Can’t believe it’s only a week, give or take, till Listowel Writers’ Week. This will be the third time I’ve been to Listowel. The first occasion was when one of my short stories won the Bryan MacMahon Short Story competition. It was based on a meeting I had with the brother of Ken Saro Wiwa soon after the Ogoni activists were hanged by the Nigerian regime. I wrote in a male voice which somehow came more easily to me than I had expected, perhaps because Owens Wiwa spoke so passionately about his brother and their beloved homeland.
The next time I arrived in Listowel, in 2003, I had been invited to take part in a round table discussion about travel writing with Vincent Brown in the chair but, horrors, I came late to the table and there was no spare chair. This didn’t matter at all, though, because everyone, in great good humour, budged up for me and carried on talking, all at the one time, if I remember rightly.
On that occasion, just one year after John B Keane’s death, I decided to walk out along the road to the cemetery to pay my respects to Ireland’s most popular publican. Not sure where exactly the grave was, I called in to the pub on William Street to ask his wife, Mary, where to find it. Then, after giving me the directions, she added: “And tell him I love him.” When I got to the cemetery, there was only one other person there, tending a grave. That man over there, I thought, will surely think I’m talking to myself, as I muttered Mary’s message. Then I pulled myself together and bawled out: “Mary says to tell you she loves you.”
The man tending the grave didn’t turn a hair and carried on regardless so I needn’t have worried at all.
I remember that week was a lovely sunny one and I sat on the warm stones of the bridge, having a quiet think and wondering when I might be back again. Now, that time has come and I can’t wait to get together with my fellow travellers, Manchan Magan and Brendan Harding. We’re on at 6pm on Friday June 1st in The Plaza Centre and I reckon we’ll each have very different tales to tell. My own will be based on My Home is Your Home A Journey Round Syria, my latest book which is about my travels round Syria and what it was like to be 1) a woman 2) a woman alone 3) a woman alone and on a bike.

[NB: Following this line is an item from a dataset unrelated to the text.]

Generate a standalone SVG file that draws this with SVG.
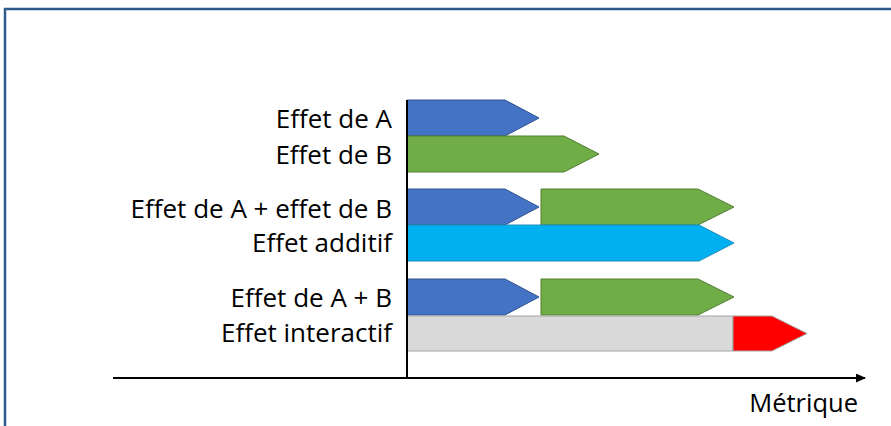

Syria, of course, is in the news right now and my book aims to look at the upside of this complex area and to celebrate a very great country, rich in history and culture and its kind, hospitable peoples. I say peoples because while the majority are Arab there is also a significant Kurdish minority.

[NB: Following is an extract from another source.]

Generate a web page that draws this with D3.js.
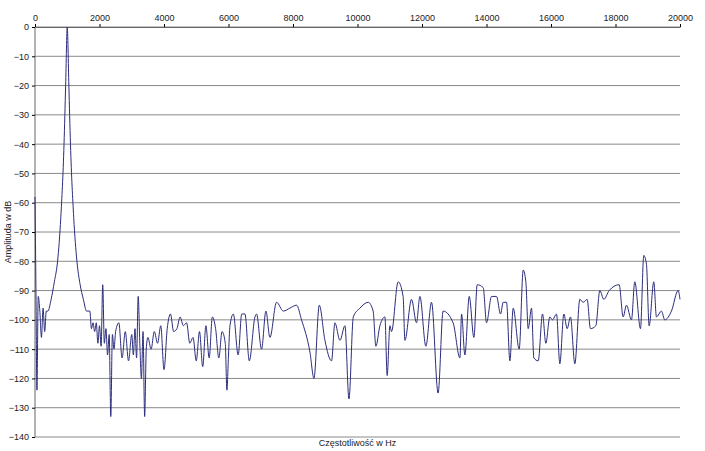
<!DOCTYPE html>
<html lang="pl">
<head>
<meta charset="utf-8">
<title>Widmo</title>
<script src="https://d3js.org/d3.v7.min.js"></script>
<style>
  body { margin: 0; background: #fff; }
  text { font-family: "Liberation Sans", Arial, sans-serif; fill: #222; }
</style>
</head>
<body>
<div id="canvas"></div>
<script>
const freq = [0,30,60,100,150,200,250,300,350,400,500,600,700,800,900,950,1000,1050,1100,1200,1300,1400,1500,1600,1700,1750,1800,1850,1900,1950,2000,2050,2100,2150,2200,2250,2300,2350,2400,2450,2500,2600,2700,2800,2900,3000,3050,3100,3150,3200,3250,3300,3350,3400,3450,3500,3600,3700,3800,3900,4000,4100,4200,4300,4400,4500,4600,4700,4800,4900,5000,5100,5200,5300,5400,5500,5600,5700,5800,5900,5950,6000,6045,6150,6300,6410,6510,6645,6820,6870,7025,7160,7285,7490,7700,7905,8110,8265,8525,8650,8815,8990,9195,9300,9455,9610,9735,9870,10075,10330,10485,10570,10695,10850,10920,11005,11055,11260,11415,11470,11675,11830,11935,12120,12295,12500,12655,12965,13175,13227,13330,13465,13609,13712,13898,14001,14156,14311,14435,14518,14621,14725,14828,15014,15138,15220,15293,15396,15468,15603,15737,15840,15964,16047,16171,16274,16398,16501,16604,16739,16894,16997,17121,17224,17390,17514,17638,17803,18113,18237,18340,18495,18598,18774,18877,18960,19043,19187,19270,19425,19528,19735,19941,20000];
const amp = [-58,-90,-124,-92,-97,-106,-96,-104,-97,-97,-93,-87,-80,-65,-40,-20,0,-20,-40,-65,-80,-88,-93,-97,-97,-103,-101,-104,-101,-108,-102,-109,-88,-108,-103,-112,-105,-133,-105,-110,-104,-101,-113,-104,-114,-105,-112,-103,-113,-92,-108,-120,-104,-133,-110,-106,-110,-104,-108,-102,-117,-103,-98,-104,-103,-99,-102,-101,-108,-106,-114,-104,-116,-102,-113,-99,-103,-113,-104,-108,-124,-112,-102,-98,-112,-98,-98,-114,-99,-98,-110,-97,-106,-94,-97,-96,-95,-100,-111,-120,-95,-107,-114,-101,-107,-102,-127,-99,-96,-94,-97,-109,-102,-99,-119,-102,-104,-87,-92,-107,-93,-101,-92,-109,-94,-125,-97,-101,-113,-98,-112,-92,-106,-88,-89,-101,-92,-92,-98,-94,-94,-114,-96,-110,-83,-87,-103,-96,-113,-114,-98,-108,-99,-100,-98,-115,-98,-103,-99,-115,-93,-94,-93,-103,-102,-90,-93,-90,-88,-99,-95,-100,-87,-103,-78,-81,-102,-87,-99,-97,-100,-97,-90,-93,-93];
const xTicks = d3.range(0, 20001, 2000);
const yTicks = d3.range(0, -141, -10);

const width = 705, height = 451;
const m = { left: 35, right: 25, top: 27, bottom: 14 };

const svg = d3.select("#canvas").append("svg")
  .attr("width", width).attr("height", height);

const x = d3.scaleLinear().domain([0, 20000]).range([m.left, width - m.right]);
const y = d3.scaleLinear().domain([0, -140]).range([m.top, height - m.bottom]);

// grid
svg.append("g").selectAll("line").data(yTicks).join("line")
  .attr("x1", m.left).attr("x2", width - m.right)
  .attr("y1", d => y(d)).attr("y2", d => y(d))
  .attr("stroke", "#8a8a8a").attr("stroke-width", 1);

svg.append("line")
  .attr("x1", m.left).attr("x2", m.left)
  .attr("y1", m.top).attr("y2", y(-140))
  .attr("stroke", "#666");

const xAxis = svg.append("g").attr("transform", `translate(0,${m.top})`)
  .call(d3.axisTop(x).tickValues(xTicks).tickFormat(d3.format("d")).tickSize(3).tickSizeOuter(0));
xAxis.select(".domain").attr("stroke", "#666");
xAxis.selectAll("text").attr("font-size", 9);

const yAxis = svg.append("g").attr("transform", `translate(${m.left},0)`)
  .call(d3.axisLeft(y).tickValues(yTicks).tickSize(3).tickSizeOuter(0));
yAxis.select(".domain").remove();
yAxis.selectAll("text").attr("font-size", 9);

const data = freq.map((f, i) => [f, amp[i]]);
svg.append("path").datum(data)
  .attr("fill", "none").attr("stroke", "#2b2d7c").attr("stroke-width", 1)
  .attr("d", d3.line().curve(d3.curveMonotoneX).x(d => x(d[0])).y(d => y(d[1])));

svg.append("text").attr("x", (m.left + width - m.right) / 2).attr("y", 446)
  .attr("text-anchor", "middle").attr("font-size", 9).text("Częstotliwość w Hz");
svg.append("text").attr("transform", `translate(11,${y(-70)}) rotate(-90)`)
  .attr("text-anchor", "middle").attr("font-size", 9).text("Amplituda w dB");
</script>
</body>
</html>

Travelling solo, as I always do, meant that I was constantly invited to drink coffee, have a meal and finally to stay the night – which I sometimes did.

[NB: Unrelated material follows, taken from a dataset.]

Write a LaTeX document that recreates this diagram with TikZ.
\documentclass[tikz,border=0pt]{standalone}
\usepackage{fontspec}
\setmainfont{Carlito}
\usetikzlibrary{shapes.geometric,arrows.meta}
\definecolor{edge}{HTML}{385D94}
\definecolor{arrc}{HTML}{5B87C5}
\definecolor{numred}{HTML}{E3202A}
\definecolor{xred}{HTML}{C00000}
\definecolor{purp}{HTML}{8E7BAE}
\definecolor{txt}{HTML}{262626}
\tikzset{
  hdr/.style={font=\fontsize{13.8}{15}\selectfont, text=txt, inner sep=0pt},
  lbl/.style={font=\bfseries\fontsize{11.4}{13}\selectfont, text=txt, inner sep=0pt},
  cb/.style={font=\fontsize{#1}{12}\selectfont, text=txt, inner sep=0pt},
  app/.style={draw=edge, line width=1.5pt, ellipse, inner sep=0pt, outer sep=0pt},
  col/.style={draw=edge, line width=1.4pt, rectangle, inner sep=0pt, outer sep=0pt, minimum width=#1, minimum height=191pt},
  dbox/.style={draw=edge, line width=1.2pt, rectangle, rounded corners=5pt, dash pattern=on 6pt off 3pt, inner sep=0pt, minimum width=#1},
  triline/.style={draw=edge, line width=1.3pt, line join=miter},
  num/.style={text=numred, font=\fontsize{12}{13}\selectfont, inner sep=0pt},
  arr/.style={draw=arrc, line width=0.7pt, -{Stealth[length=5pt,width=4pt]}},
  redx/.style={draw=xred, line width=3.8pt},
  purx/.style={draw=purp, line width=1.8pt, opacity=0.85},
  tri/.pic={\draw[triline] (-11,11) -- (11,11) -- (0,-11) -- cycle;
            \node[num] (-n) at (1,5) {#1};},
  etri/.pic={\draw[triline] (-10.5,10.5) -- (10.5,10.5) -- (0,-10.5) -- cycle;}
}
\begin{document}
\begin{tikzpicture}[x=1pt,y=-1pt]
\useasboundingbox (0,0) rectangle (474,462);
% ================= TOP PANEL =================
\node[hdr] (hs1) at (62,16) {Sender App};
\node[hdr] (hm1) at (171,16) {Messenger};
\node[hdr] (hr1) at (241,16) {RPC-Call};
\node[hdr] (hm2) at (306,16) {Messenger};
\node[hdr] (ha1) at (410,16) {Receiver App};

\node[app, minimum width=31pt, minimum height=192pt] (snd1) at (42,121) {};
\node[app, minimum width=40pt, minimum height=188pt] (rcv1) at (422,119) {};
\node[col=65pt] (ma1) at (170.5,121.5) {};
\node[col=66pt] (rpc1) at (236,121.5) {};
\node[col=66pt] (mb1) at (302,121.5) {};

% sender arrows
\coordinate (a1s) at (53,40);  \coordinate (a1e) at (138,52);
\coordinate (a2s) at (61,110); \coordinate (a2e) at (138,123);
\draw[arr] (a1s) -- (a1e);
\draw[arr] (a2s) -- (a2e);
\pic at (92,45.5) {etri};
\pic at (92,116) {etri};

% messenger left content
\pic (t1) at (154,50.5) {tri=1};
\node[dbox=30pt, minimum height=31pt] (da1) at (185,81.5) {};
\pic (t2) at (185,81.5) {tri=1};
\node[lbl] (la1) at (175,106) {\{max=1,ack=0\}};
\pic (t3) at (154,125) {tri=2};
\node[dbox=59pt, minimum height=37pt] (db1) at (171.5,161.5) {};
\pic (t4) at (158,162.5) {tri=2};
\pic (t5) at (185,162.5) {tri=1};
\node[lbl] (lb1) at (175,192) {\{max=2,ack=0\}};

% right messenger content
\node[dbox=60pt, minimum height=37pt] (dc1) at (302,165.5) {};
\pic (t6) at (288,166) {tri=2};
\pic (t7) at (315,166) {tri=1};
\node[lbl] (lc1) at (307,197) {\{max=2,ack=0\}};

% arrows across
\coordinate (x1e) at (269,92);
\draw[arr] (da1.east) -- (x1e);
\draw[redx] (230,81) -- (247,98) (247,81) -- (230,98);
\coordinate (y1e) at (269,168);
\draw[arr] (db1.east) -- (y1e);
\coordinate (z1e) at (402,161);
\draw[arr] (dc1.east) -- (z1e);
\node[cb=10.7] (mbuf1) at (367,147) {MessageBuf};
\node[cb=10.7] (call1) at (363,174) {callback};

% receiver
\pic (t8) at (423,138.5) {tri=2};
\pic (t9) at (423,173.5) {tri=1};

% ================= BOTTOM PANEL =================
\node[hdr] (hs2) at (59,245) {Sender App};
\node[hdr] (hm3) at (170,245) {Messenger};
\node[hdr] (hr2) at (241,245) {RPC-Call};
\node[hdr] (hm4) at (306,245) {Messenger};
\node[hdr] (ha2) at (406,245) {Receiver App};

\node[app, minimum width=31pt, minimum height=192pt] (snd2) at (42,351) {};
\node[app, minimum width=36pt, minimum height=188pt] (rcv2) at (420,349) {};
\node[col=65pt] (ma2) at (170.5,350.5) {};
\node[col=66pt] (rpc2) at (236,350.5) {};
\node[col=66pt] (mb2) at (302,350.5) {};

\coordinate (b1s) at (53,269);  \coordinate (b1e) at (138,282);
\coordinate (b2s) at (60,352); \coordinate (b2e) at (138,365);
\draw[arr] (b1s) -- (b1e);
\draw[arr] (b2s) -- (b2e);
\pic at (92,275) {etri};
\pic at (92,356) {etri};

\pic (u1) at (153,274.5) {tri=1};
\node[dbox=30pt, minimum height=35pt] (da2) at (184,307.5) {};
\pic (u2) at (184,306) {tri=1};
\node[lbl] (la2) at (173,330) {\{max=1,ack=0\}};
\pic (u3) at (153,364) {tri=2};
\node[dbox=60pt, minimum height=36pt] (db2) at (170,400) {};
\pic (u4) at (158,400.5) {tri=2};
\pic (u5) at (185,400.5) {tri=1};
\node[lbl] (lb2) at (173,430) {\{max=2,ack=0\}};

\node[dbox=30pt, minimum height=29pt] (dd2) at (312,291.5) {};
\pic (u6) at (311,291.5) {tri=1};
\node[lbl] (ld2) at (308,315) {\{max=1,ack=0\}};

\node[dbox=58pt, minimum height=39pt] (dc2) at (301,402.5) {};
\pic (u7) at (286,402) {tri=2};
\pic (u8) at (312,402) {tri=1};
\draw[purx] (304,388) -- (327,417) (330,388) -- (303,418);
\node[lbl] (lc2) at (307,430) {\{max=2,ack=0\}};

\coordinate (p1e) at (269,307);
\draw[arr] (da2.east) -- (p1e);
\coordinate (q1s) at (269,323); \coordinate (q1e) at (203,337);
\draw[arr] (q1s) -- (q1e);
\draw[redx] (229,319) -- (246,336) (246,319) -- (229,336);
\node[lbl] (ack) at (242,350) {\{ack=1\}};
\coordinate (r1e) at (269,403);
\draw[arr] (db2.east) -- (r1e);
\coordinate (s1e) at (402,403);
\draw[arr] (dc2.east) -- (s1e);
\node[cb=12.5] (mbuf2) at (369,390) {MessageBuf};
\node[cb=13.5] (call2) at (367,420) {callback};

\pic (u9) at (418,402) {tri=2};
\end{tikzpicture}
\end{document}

Back home, people often ask was it dangerous being on my own and frankly the one thing that did terrify me were the snarling packs of semi-feral dogs that surrounded me and my bike on more than one occasion. That got the heart pounding.
By the way, I’ll be bringing to Listowel a folder of photos of Syria which I hope people will enjoy looking at. They cover some of the places I just wasn’t able to include in the book.
It’ll be interesting, talking to Manchan and Brendan, to see if any of the theories come good which I explored in The Blessings of a Good Thick Skirt, my book about women travellers and explorers. Given that we each will have very different experiences, motivations and interests and that there may well be a gender difference in our way of travelling, one way or the other, it’s going to be a lively session.
Lively too will be the session with Germaine Greer. She’ll be interviewed by RTE’s John Murray on Saturday June 2nd at 6.30pm at the Arms Hotel. I interviewed Germaine in Brown’s Hotel, in London for The Irish Times. She had just published Sex and Destiny and had been giving interviews all day. Mine was the last one and as we left the hotel together, the waiter ran after her with a fistful of bills for the endless cups of coffee. “You can’t leave without paying these,” said the wretched waiter. “My agent will see to those,” said Greer, continuing to advance steadily towards the door. “No, please, you can’t go without paying,” begged the waiter. “I can’t?” said Greer, taking the bills from him, tearing them up into confetti-size pieces and throwing them heavenwards then exiting, with The Irish Times running behind her, both of us covered in tiny bits of unpaid bills. Utter bliss.